Another solution, although of course less elegant, is to give up the unification of strings and collections:
trait HeadTailOptionLike[A, Repr] {
def headTailOption: Option[(A, Repr)]
}
implicit class GenHeadTailOption[A, Repr](repr: GenTraversableLike[A, Repr])
extends HeadTailOptionLike[A, Repr] {
def headTailOption =
if (repr.isEmpty) None
else Some(repr.head -> repr.tail)
}
implicit class StringHeadTailOption(repr: String)
extends HeadTailOptionLike[Char, String] {
def headTailOption =
if (repr.isEmpty) None
else Some(repr.head -> repr.tail) // could use repr.charAt(0) -> repr.substring(1)
}
List(1,2,3).headTailOption
"one".headTailOption
You can write it as an implicit class if you extract the type A from the IsTraversableLike.

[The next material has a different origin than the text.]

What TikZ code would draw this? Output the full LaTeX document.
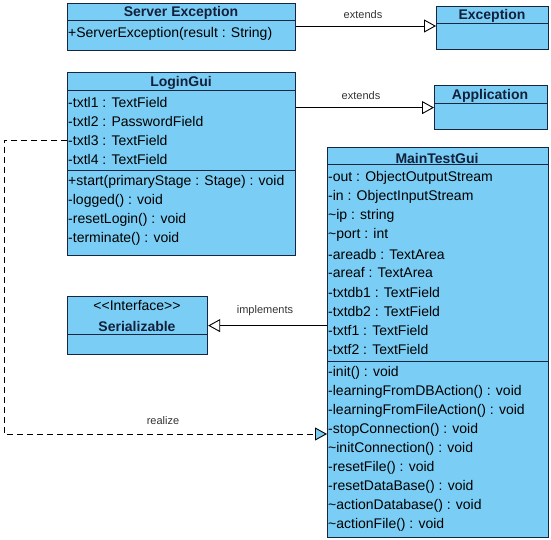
\documentclass[tikz,border=0pt]{standalone}
\usepackage{fontspec}
\setmainfont{Liberation Sans}
\usetikzlibrary{arrows.meta}
\definecolor{umlfill}{RGB}{122,206,245}
\definecolor{umlline}{RGB}{22,38,62}
\definecolor{umlhead}{RGB}{18,32,60}
\begin{document}
\begin{tikzpicture}[x=1pt,y=-1pt,
  classbox/.style={draw=umlline,fill=umlfill,line width=1.2pt,inner sep=0pt,anchor=north west},
  sep/.style={draw=umlline,line width=1pt},
  head/.style={font=\fontsize{14}{16}\selectfont\bfseries,text=umlhead,inner sep=0pt},
  member/.style={font=\fontsize{14}{16}\selectfont,anchor=west,inner sep=0pt},
  lbl/.style={font=\fontsize{11}{13}\selectfont,text=black!80,inner sep=0pt},
  gen/.style={line width=0.9pt,-{Triangle[open,length=12pt,width=13pt]}},
  real/.style={line width=0.9pt,dashed,dash pattern=on 6pt off 4pt,-{Triangle[fill=umlfill,length=12pt,width=13pt]}}]
\useasboundingbox (0,0) rectangle (551,540);
% classes
\node[classbox,minimum width=228pt,minimum height=47pt] (srvexc) at (67,3) {};
\node[classbox,minimum width=112pt,minimum height=43pt] (exc) at (436,6) {};
\node[classbox,minimum width=228pt,minimum height=183pt] (login) at (67,72) {};
\node[classbox,minimum width=113pt,minimum height=44pt] (app) at (434,85) {};
\node[classbox,minimum width=221pt,minimum height=390pt] (main) at (327,147) {};
\node[classbox,minimum width=140pt,minimum height=58pt] (ser) at (67,296) {};
\draw[sep] (67,21) -- (295,21);
\draw[sep] (436,24) -- (548,24);
\draw[sep] (67,91) -- (295,91) (67,171) -- (295,171);
\draw[sep] (434,104) -- (547,104);
\draw[sep] (327,165) -- (548,165) (327,361) -- (548,361);
\draw[sep] (67,334) -- (207,334);
\node[head] (srvname) at (181,13) {Server Exception};
\node[head] (excname) at (492,16) {Exception};
\node[head] (loginname) at (181,83) {LoginGui};
\node[head] (appname) at (490,96) {Application};
\node[head] (mainname) at (437,158) {MainTestGui};
\node[member,anchor=center] (stereo) at (137,306) {{<}{<}Interface{>}{>}};
\node[head] (sername) at (137,326) {Serializable};
\node[member] (srvop) at (68,34) {+ServerException(result : String)};
\foreach \t [count=\i] in {{-txtl1 : TextField},{-txtl2 : PasswordField},{-txtl3 : TextField},{-txtl4 : TextField}}
  \node[member] (la\i) at (68,83+19*\i) {\t};
\foreach \t [count=\i] in {{+start(primaryStage : Stage) : void},{-logged() : void},{-resetLogin() : void},{-terminate() : void}}
  \node[member] (lo\i) at (68,163+19*\i) {\t};
\foreach \t [count=\i] in {{-out : ObjectOutputStream},{-in : ObjectInputStream},{\textasciitilde ip : string},{\textasciitilde port : int},{-areadb : TextArea},{-areaf : TextArea},{-txtdb1 : TextField},{-txtdb2 : TextField},{-txtf1 : TextField},{-txtf2 : TextField}}
  \node[member] (ma\i) at (328,159+19*\i) {\t};
\foreach \t [count=\i] in {{-init() : void},{-learningFromDBAction() : void},{-learningFromFileAction() : void},{-stopConnection() : void},{\textasciitilde initConnection() : void},{-resetFile() : void},{-resetDataBase() : void},{\textasciitilde actionDatabase() : void},{\textasciitilde actionFile() : void}}
  \node[member] (mo\i) at (328,354+19*\i) {\t};
% relations
\draw[gen] (srvexc.east |- 0,26) -- (exc.west |- 0,26);
\node[lbl] (ext1) at (363,15) {extends};
\draw[gen] (login.east |- app.west) -- (app.west);
\node[lbl] (ext2) at (361,96) {extends};
\draw[gen] (main.west |- ser.east) -- (ser.east);
\node[lbl] (impl) at (265,311) {implements};
\coordinate (rbend) at (4,434);
\draw[real] (login.west |- la3) -| (rbend) -- (rbend -| main.west);
\node[lbl] (reallbl) at (163,421) {realize};
\end{tikzpicture}
\end{document}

import collection.generic.IsTraversableLike
implicit class HeadTailOption[Repr,A0](val r: Repr)(implicit val fr: IsTraversableLike[Repr]{ type A = A0 }) {
def headTailOption: Option[(A0, Repr)] = {
val repr = fr.conversion(r)
if (repr.isEmpty) None
else Some(repr.head -> repr.tail)
}
}
Or equivalently:
import collection.generic.IsTraversableLike
type IsTraversableLikeAux[Repr,A0] = IsTraversableLike[Repr]{ type A = A0 }
implicit class HeadTailOption[Repr,A](val r: Repr)(implicit val fr: IsTraversableLikeAux[Repr,A]) {
def headTailOption: Option[(A, Repr)] = {
val repr = fr.conversion(r)
if (repr.isEmpty) None
else Some(repr.head -> repr.tail)
}
}
And then everything works fine.
scala> val Some((c, _)) = "one".headTailOption
c: scala.collection.generic.IsTraversableLike.stringRepr.A = o
scala> c.isSpaceChar
res0: Boolean = false
The compiler knows that scala.collection.generic.IsTraversableLike.stringRepr.A is the same as Char.